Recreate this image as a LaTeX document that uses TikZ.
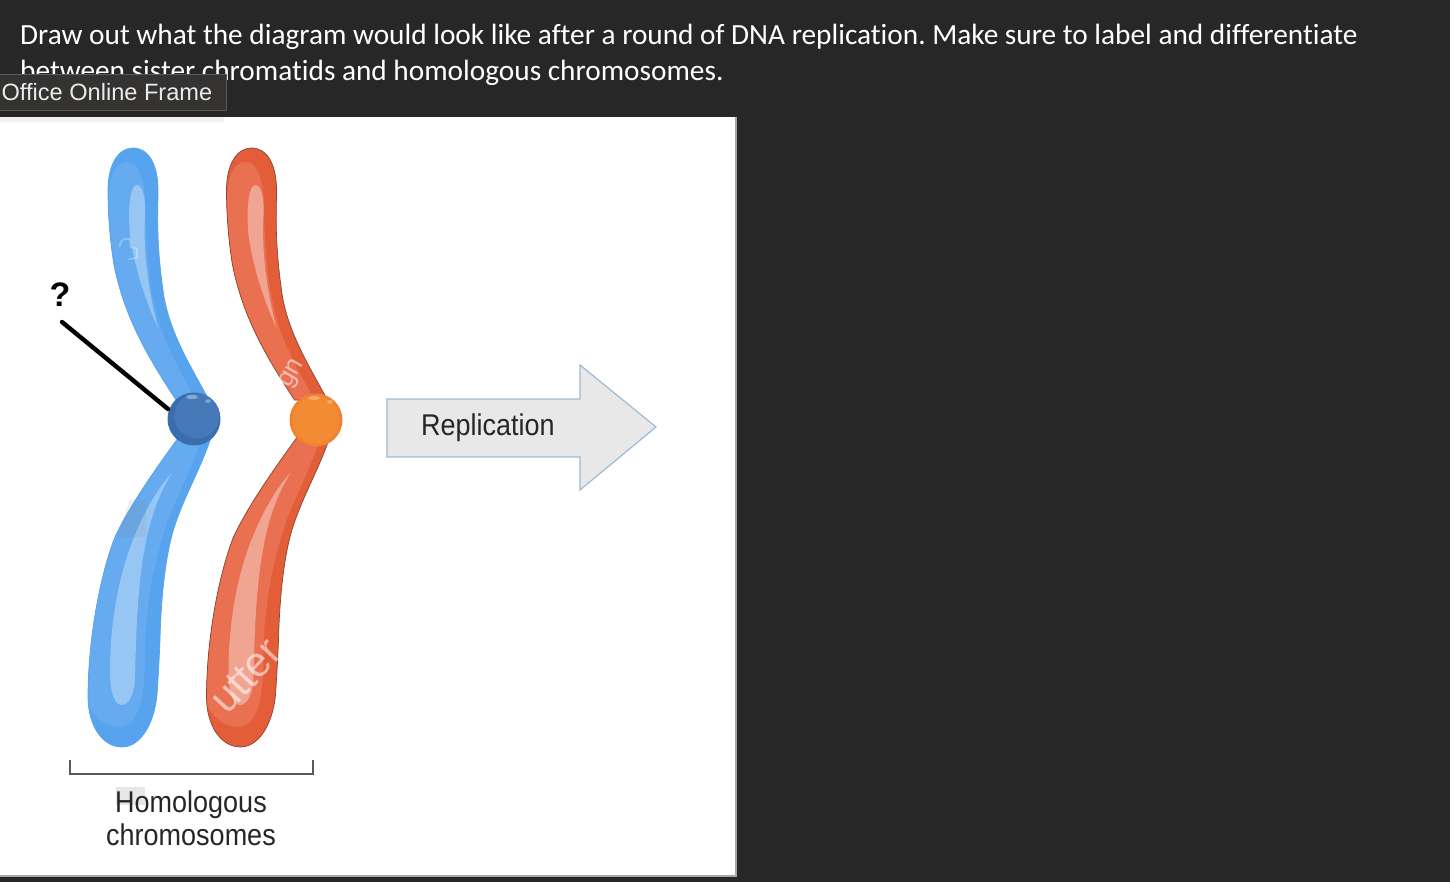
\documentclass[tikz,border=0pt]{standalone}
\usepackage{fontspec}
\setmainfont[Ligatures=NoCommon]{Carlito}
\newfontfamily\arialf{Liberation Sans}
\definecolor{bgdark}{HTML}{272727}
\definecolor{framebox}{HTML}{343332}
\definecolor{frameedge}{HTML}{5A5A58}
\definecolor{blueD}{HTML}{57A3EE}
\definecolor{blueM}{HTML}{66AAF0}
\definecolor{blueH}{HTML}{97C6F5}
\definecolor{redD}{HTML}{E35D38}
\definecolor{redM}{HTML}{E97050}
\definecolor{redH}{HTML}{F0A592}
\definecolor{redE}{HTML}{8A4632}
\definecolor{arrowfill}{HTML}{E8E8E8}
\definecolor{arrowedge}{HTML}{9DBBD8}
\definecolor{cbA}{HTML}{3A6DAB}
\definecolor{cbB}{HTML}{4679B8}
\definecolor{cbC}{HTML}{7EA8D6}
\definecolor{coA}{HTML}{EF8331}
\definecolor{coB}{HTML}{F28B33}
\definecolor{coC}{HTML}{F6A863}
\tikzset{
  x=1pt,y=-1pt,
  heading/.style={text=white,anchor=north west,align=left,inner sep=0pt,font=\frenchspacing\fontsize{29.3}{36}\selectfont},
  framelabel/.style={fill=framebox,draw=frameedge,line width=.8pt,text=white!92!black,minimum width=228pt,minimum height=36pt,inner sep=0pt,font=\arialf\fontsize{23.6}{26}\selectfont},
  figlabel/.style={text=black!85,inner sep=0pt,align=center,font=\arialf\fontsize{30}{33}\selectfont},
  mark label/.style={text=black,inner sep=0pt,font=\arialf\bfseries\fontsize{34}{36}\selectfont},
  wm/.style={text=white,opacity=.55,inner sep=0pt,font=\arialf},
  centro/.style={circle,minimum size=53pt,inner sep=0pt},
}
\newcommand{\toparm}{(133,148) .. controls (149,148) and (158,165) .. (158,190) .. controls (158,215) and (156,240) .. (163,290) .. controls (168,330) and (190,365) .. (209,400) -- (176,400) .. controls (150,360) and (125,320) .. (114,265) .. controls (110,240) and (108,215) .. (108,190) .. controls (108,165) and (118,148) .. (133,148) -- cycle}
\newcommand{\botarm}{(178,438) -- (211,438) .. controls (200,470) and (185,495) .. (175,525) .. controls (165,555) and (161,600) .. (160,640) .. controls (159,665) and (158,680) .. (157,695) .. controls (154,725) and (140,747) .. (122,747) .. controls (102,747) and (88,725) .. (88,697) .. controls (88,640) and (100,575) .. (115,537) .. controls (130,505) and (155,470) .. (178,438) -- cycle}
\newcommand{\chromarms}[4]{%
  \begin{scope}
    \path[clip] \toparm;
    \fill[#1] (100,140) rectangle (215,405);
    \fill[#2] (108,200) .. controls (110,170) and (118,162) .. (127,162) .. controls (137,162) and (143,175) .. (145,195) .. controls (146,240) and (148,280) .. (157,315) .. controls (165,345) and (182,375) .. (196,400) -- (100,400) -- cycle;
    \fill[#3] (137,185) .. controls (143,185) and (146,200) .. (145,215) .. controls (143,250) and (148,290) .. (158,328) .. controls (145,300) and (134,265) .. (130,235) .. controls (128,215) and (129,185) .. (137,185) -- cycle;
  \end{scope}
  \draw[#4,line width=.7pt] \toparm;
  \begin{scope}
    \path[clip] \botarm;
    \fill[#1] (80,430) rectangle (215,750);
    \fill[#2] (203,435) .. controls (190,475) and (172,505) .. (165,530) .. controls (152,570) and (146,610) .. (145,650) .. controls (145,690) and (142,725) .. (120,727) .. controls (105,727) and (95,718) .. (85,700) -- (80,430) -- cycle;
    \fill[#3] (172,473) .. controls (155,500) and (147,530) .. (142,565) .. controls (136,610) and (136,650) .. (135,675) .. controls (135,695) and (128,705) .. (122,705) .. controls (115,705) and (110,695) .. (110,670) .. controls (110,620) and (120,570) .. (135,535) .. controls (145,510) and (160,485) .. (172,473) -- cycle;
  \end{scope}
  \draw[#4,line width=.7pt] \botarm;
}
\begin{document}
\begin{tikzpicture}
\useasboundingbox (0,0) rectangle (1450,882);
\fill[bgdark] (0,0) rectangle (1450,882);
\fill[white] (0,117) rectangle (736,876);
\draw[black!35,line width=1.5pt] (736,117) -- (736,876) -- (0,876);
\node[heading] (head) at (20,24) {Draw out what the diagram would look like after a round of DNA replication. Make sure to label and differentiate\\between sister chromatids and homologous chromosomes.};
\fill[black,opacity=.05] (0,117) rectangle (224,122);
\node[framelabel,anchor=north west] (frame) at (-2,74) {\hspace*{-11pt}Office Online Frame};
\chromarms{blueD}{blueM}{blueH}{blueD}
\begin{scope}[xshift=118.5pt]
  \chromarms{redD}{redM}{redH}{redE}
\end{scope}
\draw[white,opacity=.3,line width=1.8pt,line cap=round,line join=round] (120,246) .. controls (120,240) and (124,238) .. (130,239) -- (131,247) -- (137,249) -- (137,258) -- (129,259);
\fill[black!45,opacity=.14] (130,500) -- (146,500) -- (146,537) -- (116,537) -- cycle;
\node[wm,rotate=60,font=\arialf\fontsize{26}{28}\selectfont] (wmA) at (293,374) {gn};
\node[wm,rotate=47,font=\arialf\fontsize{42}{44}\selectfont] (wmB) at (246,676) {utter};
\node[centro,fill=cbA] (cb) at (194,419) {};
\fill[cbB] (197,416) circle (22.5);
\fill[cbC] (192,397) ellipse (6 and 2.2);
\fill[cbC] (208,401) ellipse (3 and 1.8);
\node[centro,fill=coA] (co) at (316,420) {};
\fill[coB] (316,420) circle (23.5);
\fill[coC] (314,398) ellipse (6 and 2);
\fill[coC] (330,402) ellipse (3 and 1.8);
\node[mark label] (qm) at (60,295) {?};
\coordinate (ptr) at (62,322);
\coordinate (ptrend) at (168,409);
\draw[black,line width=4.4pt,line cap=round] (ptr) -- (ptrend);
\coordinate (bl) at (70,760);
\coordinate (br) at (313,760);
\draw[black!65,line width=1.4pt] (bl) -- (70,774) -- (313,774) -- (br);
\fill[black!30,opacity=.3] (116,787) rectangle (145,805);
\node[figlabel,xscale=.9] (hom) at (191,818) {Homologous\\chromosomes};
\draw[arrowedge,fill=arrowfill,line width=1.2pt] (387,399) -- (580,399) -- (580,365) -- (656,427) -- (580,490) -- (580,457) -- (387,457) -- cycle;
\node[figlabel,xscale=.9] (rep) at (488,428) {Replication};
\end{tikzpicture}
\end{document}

:::

What the task requires: Quote in full the listing given above; the images are to be left out.

Task answer:
Recreate this image as a LaTeX document that uses TikZ.
\documentclass[tikz,border=0pt]{standalone}
\usepackage{fontspec}
\setmainfont[Ligatures=NoCommon]{Carlito}
\newfontfamily\arialf{Liberation Sans}
\definecolor{bgdark}{HTML}{272727}
\definecolor{framebox}{HTML}{343332}
\definecolor{frameedge}{HTML}{5A5A58}
\definecolor{blueD}{HTML}{57A3EE}
\definecolor{blueM}{HTML}{66AAF0}
\definecolor{blueH}{HTML}{97C6F5}
\definecolor{redD}{HTML}{E35D38}
\definecolor{redM}{HTML}{E97050}
\definecolor{redH}{HTML}{F0A592}
\definecolor{redE}{HTML}{8A4632}
\definecolor{arrowfill}{HTML}{E8E8E8}
\definecolor{arrowedge}{HTML}{9DBBD8}
\definecolor{cbA}{HTML}{3A6DAB}
\definecolor{cbB}{HTML}{4679B8}
\definecolor{cbC}{HTML}{7EA8D6}
\definecolor{coA}{HTML}{EF8331}
\definecolor{coB}{HTML}{F28B33}
\definecolor{coC}{HTML}{F6A863}
\tikzset{
  x=1pt,y=-1pt,
  heading/.style={text=white,anchor=north west,align=left,inner sep=0pt,font=\frenchspacing\fontsize{29.3}{36}\selectfont},
  framelabel/.style={fill=framebox,draw=frameedge,line width=.8pt,text=white!92!black,minimum width=228pt,minimum height=36pt,inner sep=0pt,font=\arialf\fontsize{23.6}{26}\selectfont},
  figlabel/.style={text=black!85,inner sep=0pt,align=center,font=\arialf\fontsize{30}{33}\selectfont},
  mark label/.style={text=black,inner sep=0pt,font=\arialf\bfseries\fontsize{34}{36}\selectfont},
  wm/.style={text=white,opacity=.55,inner sep=0pt,font=\arialf},
  centro/.style={circle,minimum size=53pt,inner sep=0pt},
}
\newcommand{\toparm}{(133,148) .. controls (149,148) and (158,165) .. (158,190) .. controls (158,215) and (156,240) .. (163,290) .. controls (168,330) and (190,365) .. (209,400) -- (176,400) .. controls (150,360) and (125,320) .. (114,265) .. controls (110,240) and (108,215) .. (108,190) .. controls (108,165) and (118,148) .. (133,148) -- cycle}
\newcommand{\botarm}{(178,438) -- (211,438) .. controls (200,470) and (185,495) .. (175,525) .. controls (165,555) and (161,600) .. (160,640) .. controls (159,665) and (158,680) .. (157,695) .. controls (154,725) and (140,747) .. (122,747) .. controls (102,747) and (88,725) .. (88,697) .. controls (88,640) and (100,575) .. (115,537) .. controls (130,505) and (155,470) .. (178,438) -- cycle}
\newcommand{\chromarms}[4]{%
  \begin{scope}
    \path[clip] \toparm;
    \fill[#1] (100,140) rectangle (215,405);
    \fill[#2] (108,200) .. controls (110,170) and (118,162) .. (127,162) .. controls (137,162) and (143,175) .. (145,195) .. controls (146,240) and (148,280) .. (157,315) .. controls (165,345) and (182,375) .. (196,400) -- (100,400) -- cycle;
    \fill[#3] (137,185) .. controls (143,185) and (146,200) .. (145,215) .. controls (143,250) and (148,290) .. (158,328) .. controls (145,300) and (134,265) .. (130,235) .. controls (128,215) and (129,185) .. (137,185) -- cycle;
  \end{scope}
  \draw[#4,line width=.7pt] \toparm;
  \begin{scope}
    \path[clip] \botarm;
    \fill[#1] (80,430) rectangle (215,750);
    \fill[#2] (203,435) .. controls (190,475) and (172,505) .. (165,530) .. controls (152,570) and (146,610) .. (145,650) .. controls (145,690) and (142,725) .. (120,727) .. controls (105,727) and (95,718) .. (85,700) -- (80,430) -- cycle;
    \fill[#3] (172,473) .. controls (155,500) and (147,530) .. (142,565) .. controls (136,610) and (136,650) .. (135,675) .. controls (135,695) and (128,705) .. (122,705) .. controls (115,705) and (110,695) .. (110,670) .. controls (110,620) and (120,570) .. (135,535) .. controls (145,510) and (160,485) .. (172,473) -- cycle;
  \end{scope}
  \draw[#4,line width=.7pt] \botarm;
}
\begin{document}
\begin{tikzpicture}
\useasboundingbox (0,0) rectangle (1450,882);
\fill[bgdark] (0,0) rectangle (1450,882);
\fill[white] (0,117) rectangle (736,876);
\draw[black!35,line width=1.5pt] (736,117) -- (736,876) -- (0,876);
\node[heading] (head) at (20,24) {Draw out what the diagram would look like after a round of DNA replication. Make sure to label and differentiate\\between sister chromatids and homologous chromosomes.};
\fill[black,opacity=.05] (0,117) rectangle (224,122);
\node[framelabel,anchor=north west] (frame) at (-2,74) {\hspace*{-11pt}Office Online Frame};
\chromarms{blueD}{blueM}{blueH}{blueD}
\begin{scope}[xshift=118.5pt]
  \chromarms{redD}{redM}{redH}{redE}
\end{scope}
\draw[white,opacity=.3,line width=1.8pt,line cap=round,line join=round] (120,246) .. controls (120,240) and (124,238) .. (130,239) -- (131,247) -- (137,249) -- (137,258) -- (129,259);
\fill[black!45,opacity=.14] (130,500) -- (146,500) -- (146,537) -- (116,537) -- cycle;
\node[wm,rotate=60,font=\arialf\fontsize{26}{28}\selectfont] (wmA) at (293,374) {gn};
\node[wm,rotate=47,font=\arialf\fontsize{42}{44}\selectfont] (wmB) at (246,676) {utter};
\node[centro,fill=cbA] (cb) at (194,419) {};
\fill[cbB] (197,416) circle (22.5);
\fill[cbC] (192,397) ellipse (6 and 2.2);
\fill[cbC] (208,401) ellipse (3 and 1.8);
\node[centro,fill=coA] (co) at (316,420) {};
\fill[coB] (316,420) circle (23.5);
\fill[coC] (314,398) ellipse (6 and 2);
\fill[coC] (330,402) ellipse (3 and 1.8);
\node[mark label] (qm) at (60,295) {?};
\coordinate (ptr) at (62,322);
\coordinate (ptrend) at (168,409);
\draw[black,line width=4.4pt,line cap=round] (ptr) -- (ptrend);
\coordinate (bl) at (70,760);
\coordinate (br) at (313,760);
\draw[black!65,line width=1.4pt] (bl) -- (70,774) -- (313,774) -- (br);
\fill[black!30,opacity=.3] (116,787) rectangle (145,805);
\node[figlabel,xscale=.9] (hom) at (191,818) {Homologous\\chromosomes};
\draw[arrowedge,fill=arrowfill,line width=1.2pt] (387,399) -- (580,399) -- (580,365) -- (656,427) -- (580,490) -- (580,457) -- (387,457) -- cycle;
\node[figlabel,xscale=.9] (rep) at (488,428) {Replication};
\end{tikzpicture}
\end{document}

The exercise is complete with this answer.